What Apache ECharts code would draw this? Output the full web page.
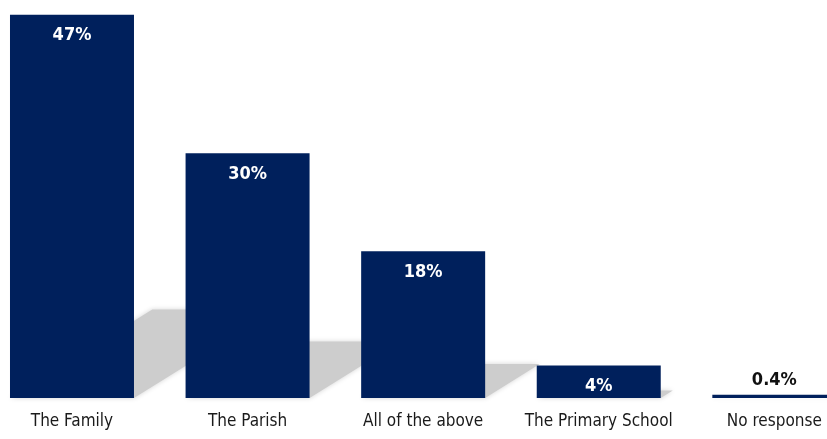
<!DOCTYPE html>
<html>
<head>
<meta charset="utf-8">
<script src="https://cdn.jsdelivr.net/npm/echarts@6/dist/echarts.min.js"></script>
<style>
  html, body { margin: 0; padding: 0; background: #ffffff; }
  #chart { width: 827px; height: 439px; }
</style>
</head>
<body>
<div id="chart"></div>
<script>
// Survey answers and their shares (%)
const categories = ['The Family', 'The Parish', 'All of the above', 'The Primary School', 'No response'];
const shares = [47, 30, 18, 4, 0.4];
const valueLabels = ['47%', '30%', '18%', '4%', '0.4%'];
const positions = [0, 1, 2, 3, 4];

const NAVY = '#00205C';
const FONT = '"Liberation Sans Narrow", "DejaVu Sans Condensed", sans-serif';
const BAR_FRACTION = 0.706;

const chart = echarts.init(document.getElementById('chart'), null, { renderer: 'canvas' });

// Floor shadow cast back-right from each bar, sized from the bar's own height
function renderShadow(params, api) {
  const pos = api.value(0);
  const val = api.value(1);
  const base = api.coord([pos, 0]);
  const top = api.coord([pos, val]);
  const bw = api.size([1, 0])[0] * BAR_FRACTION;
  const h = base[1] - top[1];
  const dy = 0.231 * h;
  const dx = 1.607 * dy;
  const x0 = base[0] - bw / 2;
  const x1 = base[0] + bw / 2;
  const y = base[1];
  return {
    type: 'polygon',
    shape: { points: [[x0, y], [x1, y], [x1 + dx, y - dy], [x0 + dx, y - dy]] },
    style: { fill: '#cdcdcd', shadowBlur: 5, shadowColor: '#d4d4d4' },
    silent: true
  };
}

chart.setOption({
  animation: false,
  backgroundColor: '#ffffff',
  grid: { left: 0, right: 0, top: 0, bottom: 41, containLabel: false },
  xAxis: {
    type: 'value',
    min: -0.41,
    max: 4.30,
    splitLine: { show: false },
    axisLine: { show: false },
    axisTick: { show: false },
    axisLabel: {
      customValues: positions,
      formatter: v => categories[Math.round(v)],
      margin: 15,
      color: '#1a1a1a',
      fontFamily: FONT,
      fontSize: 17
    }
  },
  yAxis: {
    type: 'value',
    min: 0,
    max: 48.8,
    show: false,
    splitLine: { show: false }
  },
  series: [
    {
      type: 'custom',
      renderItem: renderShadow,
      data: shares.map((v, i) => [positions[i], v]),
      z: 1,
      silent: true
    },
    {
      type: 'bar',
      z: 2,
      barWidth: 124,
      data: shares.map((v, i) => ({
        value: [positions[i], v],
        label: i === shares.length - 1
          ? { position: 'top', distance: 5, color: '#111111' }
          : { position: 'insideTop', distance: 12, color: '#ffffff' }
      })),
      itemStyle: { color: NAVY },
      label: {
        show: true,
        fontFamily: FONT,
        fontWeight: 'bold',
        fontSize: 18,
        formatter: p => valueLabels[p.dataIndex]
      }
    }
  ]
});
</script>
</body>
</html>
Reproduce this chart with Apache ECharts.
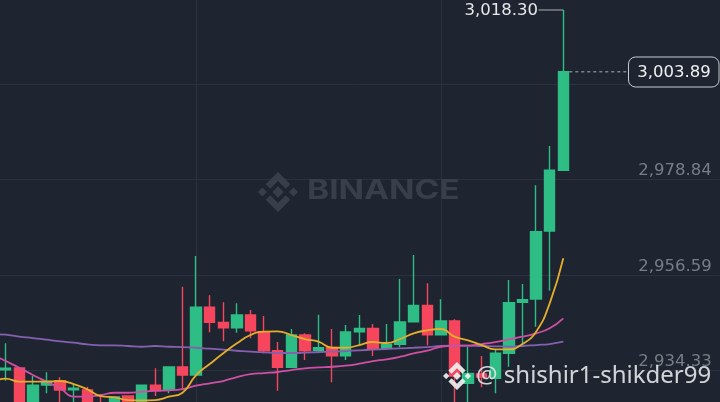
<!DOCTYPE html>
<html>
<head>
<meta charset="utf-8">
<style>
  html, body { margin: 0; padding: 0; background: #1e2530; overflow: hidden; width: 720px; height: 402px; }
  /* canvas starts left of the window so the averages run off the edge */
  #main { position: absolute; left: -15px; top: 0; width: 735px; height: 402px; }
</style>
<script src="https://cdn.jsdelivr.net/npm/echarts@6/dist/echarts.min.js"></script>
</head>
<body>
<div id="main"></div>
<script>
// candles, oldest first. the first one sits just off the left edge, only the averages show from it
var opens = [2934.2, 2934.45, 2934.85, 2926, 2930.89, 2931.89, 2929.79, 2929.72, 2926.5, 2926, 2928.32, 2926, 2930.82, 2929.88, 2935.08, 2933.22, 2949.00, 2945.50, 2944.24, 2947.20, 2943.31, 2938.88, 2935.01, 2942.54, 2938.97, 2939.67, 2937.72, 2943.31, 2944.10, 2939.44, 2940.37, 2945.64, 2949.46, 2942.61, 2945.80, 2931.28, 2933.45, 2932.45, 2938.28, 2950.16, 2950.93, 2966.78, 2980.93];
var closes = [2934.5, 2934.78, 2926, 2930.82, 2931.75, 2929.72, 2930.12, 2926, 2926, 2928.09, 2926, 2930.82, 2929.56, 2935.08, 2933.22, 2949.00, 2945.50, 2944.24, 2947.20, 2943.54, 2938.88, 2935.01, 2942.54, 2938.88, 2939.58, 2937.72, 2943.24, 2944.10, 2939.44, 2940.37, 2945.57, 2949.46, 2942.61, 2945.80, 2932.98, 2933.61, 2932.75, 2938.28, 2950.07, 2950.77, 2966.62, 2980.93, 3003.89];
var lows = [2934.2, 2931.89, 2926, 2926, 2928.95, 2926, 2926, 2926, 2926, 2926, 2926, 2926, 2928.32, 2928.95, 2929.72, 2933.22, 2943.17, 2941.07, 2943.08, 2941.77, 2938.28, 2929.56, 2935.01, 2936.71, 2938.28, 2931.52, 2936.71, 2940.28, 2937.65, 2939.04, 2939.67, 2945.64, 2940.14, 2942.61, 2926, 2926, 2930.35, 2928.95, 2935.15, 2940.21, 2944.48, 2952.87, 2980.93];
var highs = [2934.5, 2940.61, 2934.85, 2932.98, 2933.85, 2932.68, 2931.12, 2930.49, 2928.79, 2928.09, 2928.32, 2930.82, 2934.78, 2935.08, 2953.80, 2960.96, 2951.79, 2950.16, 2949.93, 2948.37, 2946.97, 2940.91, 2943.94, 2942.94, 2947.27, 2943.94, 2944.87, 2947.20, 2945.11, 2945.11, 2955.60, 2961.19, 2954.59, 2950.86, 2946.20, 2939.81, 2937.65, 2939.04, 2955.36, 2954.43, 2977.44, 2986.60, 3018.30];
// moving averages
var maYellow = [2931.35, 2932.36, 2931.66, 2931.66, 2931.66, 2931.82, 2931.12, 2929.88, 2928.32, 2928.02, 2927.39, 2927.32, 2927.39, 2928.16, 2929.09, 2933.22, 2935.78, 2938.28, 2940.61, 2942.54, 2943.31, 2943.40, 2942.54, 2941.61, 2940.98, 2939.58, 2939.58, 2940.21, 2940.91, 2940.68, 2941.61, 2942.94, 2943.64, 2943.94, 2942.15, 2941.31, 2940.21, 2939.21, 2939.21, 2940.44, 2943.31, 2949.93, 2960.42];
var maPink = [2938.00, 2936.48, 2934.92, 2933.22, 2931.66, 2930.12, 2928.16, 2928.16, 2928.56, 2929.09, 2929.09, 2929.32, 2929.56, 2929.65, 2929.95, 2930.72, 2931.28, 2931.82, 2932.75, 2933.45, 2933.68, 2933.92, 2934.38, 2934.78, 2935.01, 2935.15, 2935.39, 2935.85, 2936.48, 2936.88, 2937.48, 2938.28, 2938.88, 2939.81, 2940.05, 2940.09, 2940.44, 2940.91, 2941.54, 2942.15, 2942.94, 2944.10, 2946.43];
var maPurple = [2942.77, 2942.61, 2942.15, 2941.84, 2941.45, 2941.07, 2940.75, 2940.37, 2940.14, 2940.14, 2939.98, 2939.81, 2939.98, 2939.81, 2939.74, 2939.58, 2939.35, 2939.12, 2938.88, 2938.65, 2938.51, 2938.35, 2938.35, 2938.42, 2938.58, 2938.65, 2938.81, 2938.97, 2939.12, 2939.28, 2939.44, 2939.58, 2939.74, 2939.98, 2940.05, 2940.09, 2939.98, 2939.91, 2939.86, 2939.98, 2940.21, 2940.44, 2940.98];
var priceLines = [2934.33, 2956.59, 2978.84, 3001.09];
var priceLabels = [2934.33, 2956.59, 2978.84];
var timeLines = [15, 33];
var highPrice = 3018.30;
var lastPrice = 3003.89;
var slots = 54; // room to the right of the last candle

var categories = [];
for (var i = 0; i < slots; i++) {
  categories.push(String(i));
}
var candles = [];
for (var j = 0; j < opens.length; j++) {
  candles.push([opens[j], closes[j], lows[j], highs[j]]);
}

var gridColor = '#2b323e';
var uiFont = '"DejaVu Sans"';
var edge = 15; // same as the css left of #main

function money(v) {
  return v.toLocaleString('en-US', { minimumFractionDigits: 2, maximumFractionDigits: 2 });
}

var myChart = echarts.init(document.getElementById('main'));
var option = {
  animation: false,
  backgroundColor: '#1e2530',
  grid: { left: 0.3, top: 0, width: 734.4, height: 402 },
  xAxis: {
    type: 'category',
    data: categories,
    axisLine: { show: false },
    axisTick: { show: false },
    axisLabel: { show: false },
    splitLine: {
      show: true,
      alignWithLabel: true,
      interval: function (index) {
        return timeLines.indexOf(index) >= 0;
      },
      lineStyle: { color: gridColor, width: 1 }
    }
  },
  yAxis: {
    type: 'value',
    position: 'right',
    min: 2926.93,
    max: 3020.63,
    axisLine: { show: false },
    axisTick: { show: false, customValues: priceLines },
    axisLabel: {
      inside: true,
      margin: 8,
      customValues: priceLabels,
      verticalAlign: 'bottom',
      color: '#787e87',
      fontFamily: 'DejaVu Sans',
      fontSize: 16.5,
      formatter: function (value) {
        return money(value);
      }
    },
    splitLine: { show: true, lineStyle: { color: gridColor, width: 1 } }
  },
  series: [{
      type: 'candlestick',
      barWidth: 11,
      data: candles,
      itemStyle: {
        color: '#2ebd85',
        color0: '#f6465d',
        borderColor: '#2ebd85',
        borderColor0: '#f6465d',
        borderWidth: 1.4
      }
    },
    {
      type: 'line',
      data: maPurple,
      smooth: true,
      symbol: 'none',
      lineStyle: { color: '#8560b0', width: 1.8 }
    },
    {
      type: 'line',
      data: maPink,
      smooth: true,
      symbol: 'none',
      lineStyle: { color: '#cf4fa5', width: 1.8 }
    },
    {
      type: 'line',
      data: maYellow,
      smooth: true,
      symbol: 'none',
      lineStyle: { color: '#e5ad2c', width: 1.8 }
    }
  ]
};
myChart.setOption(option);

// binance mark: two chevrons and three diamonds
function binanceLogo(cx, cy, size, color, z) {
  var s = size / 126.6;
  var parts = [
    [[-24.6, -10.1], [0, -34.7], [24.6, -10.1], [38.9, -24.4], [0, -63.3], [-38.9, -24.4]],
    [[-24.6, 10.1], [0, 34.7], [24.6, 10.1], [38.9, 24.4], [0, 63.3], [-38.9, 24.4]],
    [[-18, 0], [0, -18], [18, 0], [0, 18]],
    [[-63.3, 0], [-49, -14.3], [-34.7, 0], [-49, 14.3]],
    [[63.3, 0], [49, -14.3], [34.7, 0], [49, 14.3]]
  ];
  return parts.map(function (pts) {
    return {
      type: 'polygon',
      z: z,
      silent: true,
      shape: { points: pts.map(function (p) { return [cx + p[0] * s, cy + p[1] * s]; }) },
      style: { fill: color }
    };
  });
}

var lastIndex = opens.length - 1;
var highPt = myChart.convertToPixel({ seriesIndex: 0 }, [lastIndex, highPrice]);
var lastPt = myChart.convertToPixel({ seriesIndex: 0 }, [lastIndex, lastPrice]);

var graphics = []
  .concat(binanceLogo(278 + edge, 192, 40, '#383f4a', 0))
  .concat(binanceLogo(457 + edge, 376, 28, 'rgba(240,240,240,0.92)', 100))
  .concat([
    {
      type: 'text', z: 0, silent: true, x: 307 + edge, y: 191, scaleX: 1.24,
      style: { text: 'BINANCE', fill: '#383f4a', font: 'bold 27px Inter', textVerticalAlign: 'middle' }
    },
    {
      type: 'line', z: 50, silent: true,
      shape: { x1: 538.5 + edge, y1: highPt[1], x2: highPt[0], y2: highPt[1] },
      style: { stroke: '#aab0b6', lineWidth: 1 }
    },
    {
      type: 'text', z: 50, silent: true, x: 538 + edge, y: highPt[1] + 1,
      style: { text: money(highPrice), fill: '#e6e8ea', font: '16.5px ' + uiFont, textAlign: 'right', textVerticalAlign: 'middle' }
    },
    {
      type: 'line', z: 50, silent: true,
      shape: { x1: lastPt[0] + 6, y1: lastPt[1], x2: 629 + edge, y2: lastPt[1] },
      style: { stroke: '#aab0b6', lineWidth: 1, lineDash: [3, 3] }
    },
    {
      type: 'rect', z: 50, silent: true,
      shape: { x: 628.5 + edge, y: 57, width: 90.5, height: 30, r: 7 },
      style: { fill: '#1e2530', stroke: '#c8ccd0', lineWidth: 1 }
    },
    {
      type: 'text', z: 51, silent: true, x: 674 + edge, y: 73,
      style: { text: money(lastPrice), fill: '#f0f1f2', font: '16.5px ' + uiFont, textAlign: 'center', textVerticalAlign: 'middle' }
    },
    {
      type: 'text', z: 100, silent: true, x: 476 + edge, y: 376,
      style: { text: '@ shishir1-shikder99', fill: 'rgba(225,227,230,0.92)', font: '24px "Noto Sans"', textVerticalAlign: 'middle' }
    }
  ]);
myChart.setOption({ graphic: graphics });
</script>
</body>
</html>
________
* [Task to complete]: Point out every line holding the string "Apache" and copy it.

* [Output]:
What Apache ECharts code would draw this? Output the full web page.
Reproduce this chart with Apache ECharts.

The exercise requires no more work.